GIVEN REQUEST:
Below is a block of records; return all of them exactly, but without the images.

DATA SHOWN:

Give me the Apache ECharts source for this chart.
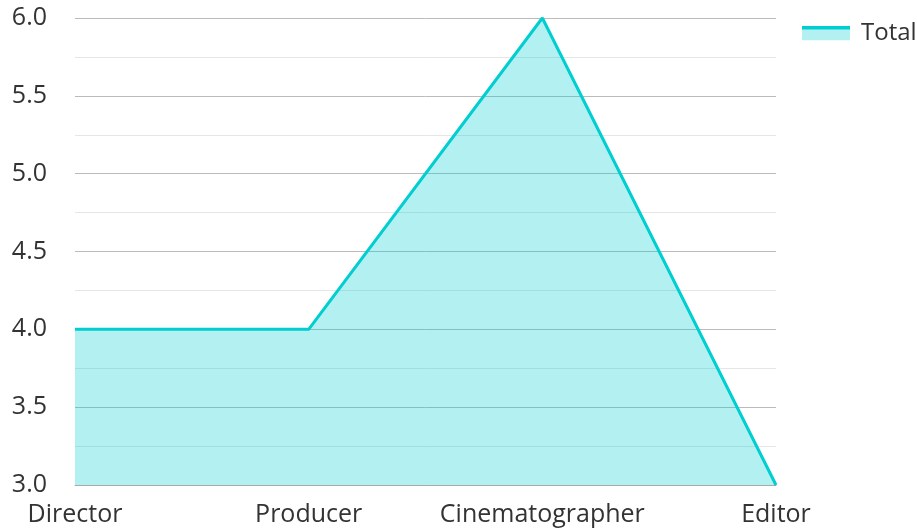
<!DOCTYPE html>
<html><head><meta charset="utf-8">
<script src="https://cdn.jsdelivr.net/npm/echarts@6/dist/echarts.min.js"></script>
<style>html,body{margin:0;padding:0;background:#fff}#c{width:917px;height:529px}</style>
</head><body><div id="c"></div>
<script>
const categories = ["Director", "Producer", "Cinematographer", "Editor"];
const totalValues = [4, 4, 6, 3];
const seriesName = "Total";

const iconSvg = '<svg xmlns="http://www.w3.org/2000/svg" width="54" height="15" viewBox="0 0 54 15">' +
  '<rect x="0" y="0" width="48" height="15" fill="#b3f0f1"/>' +
  '<rect x="0" y="0" width="48" height="4" fill="#00CED1"/></svg>';
const iconUri = 'image://data:image/svg+xml;charset=utf-8,' + encodeURIComponent(iconSvg);

const chart = echarts.init(document.getElementById('c'));
const font = "'Open Sans', 'Noto Sans', sans-serif";
chart.setOption({
  animation: false,
  textStyle: { fontFamily: font },
  legend: {
    left: 797, top: 16, itemWidth: 54, itemHeight: 15, itemGap: 10,
    textStyle: { fontSize: 24, color: '#333', fontFamily: font },
    data: [{ name: seriesName, icon: iconUri }]
  },
  grid: { left: 75, right: 141, top: 18, bottom: 44, containLabel: false },
  xAxis: {
    type: 'category', data: categories, boundaryGap: false,
    axisLine: { lineStyle: { color: '#aaa' } },
    axisTick: { show: false },
    axisLabel: { fontSize: 25, color: '#333', margin: 17, fontFamily: font, interval: 0 }
  },
  yAxis: {
    type: 'value', min: 3, max: 6, interval: 0.5,
    axisLine: { show: false }, axisTick: { show: false },
    axisLabel: { fontSize: 25, color: '#333', margin: 28, fontFamily: font,
      formatter: v => v.toFixed(1) },
    splitLine: { lineStyle: { color: '#bbb' } },
    minorTick: { show: false, splitNumber: 2 },
    minorSplitLine: { show: true, lineStyle: { color: '#e6e6e6' } }
  },
  series: [{
    name: seriesName, type: 'line', data: totalValues,
    symbol: 'none', lineStyle: { color: '#00CED1', width: 3 },
    itemStyle: { color: '#00CED1' },
    areaStyle: { color: '#00CED1', opacity: 0.3 }
  }]
});
</script></body></html>
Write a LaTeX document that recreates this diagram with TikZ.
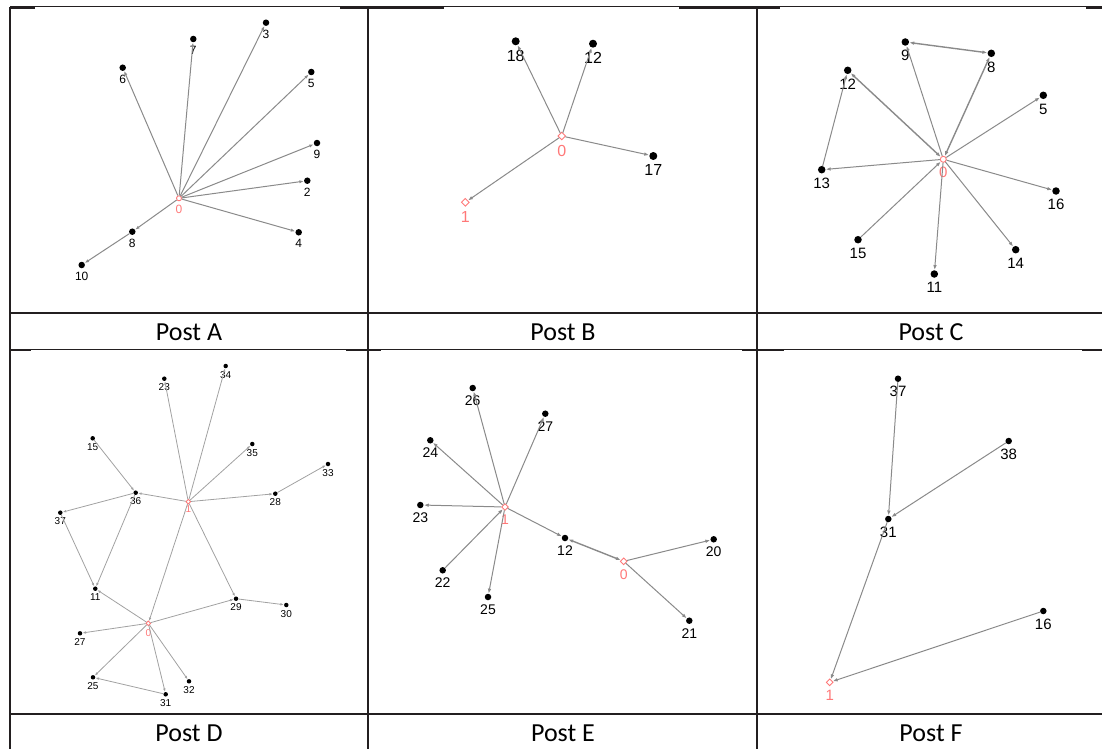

FINISHED EXERCISE:
Give me the Apache ECharts source for this chart.
<!DOCTYPE html>
<html><head><meta charset="utf-8">
<script src="https://cdn.jsdelivr.net/npm/echarts@6/dist/echarts.min.js"></script>
<style>html,body{margin:0;padding:0;background:#fff}#c{width:917px;height:529px}</style>
</head><body><div id="c"></div>
<script>
const categories = ["Director", "Producer", "Cinematographer", "Editor"];
const totalValues = [4, 4, 6, 3];
const seriesName = "Total";

const iconSvg = '<svg xmlns="http://www.w3.org/2000/svg" width="54" height="15" viewBox="0 0 54 15">' +
  '<rect x="0" y="0" width="48" height="15" fill="#b3f0f1"/>' +
  '<rect x="0" y="0" width="48" height="4" fill="#00CED1"/></svg>';
const iconUri = 'image://data:image/svg+xml;charset=utf-8,' + encodeURIComponent(iconSvg);

const chart = echarts.init(document.getElementById('c'));
const font = "'Open Sans', 'Noto Sans', sans-serif";
chart.setOption({
  animation: false,
  textStyle: { fontFamily: font },
  legend: {
    left: 797, top: 16, itemWidth: 54, itemHeight: 15, itemGap: 10,
    textStyle: { fontSize: 24, color: '#333', fontFamily: font },
    data: [{ name: seriesName, icon: iconUri }]
  },
  grid: { left: 75, right: 141, top: 18, bottom: 44, containLabel: false },
  xAxis: {
    type: 'category', data: categories, boundaryGap: false,
    axisLine: { lineStyle: { color: '#aaa' } },
    axisTick: { show: false },
    axisLabel: { fontSize: 25, color: '#333', margin: 17, fontFamily: font, interval: 0 }
  },
  yAxis: {
    type: 'value', min: 3, max: 6, interval: 0.5,
    axisLine: { show: false }, axisTick: { show: false },
    axisLabel: { fontSize: 25, color: '#333', margin: 28, fontFamily: font,
      formatter: v => v.toFixed(1) },
    splitLine: { lineStyle: { color: '#bbb' } },
    minorTick: { show: false, splitNumber: 2 },
    minorSplitLine: { show: true, lineStyle: { color: '#e6e6e6' } }
  },
  series: [{
    name: seriesName, type: 'line', data: totalValues,
    symbol: 'none', lineStyle: { color: '#00CED1', width: 3 },
    itemStyle: { color: '#00CED1' },
    areaStyle: { color: '#00CED1', opacity: 0.3 }
  }]
});
</script></body></html>
Write a LaTeX document that recreates this diagram with TikZ.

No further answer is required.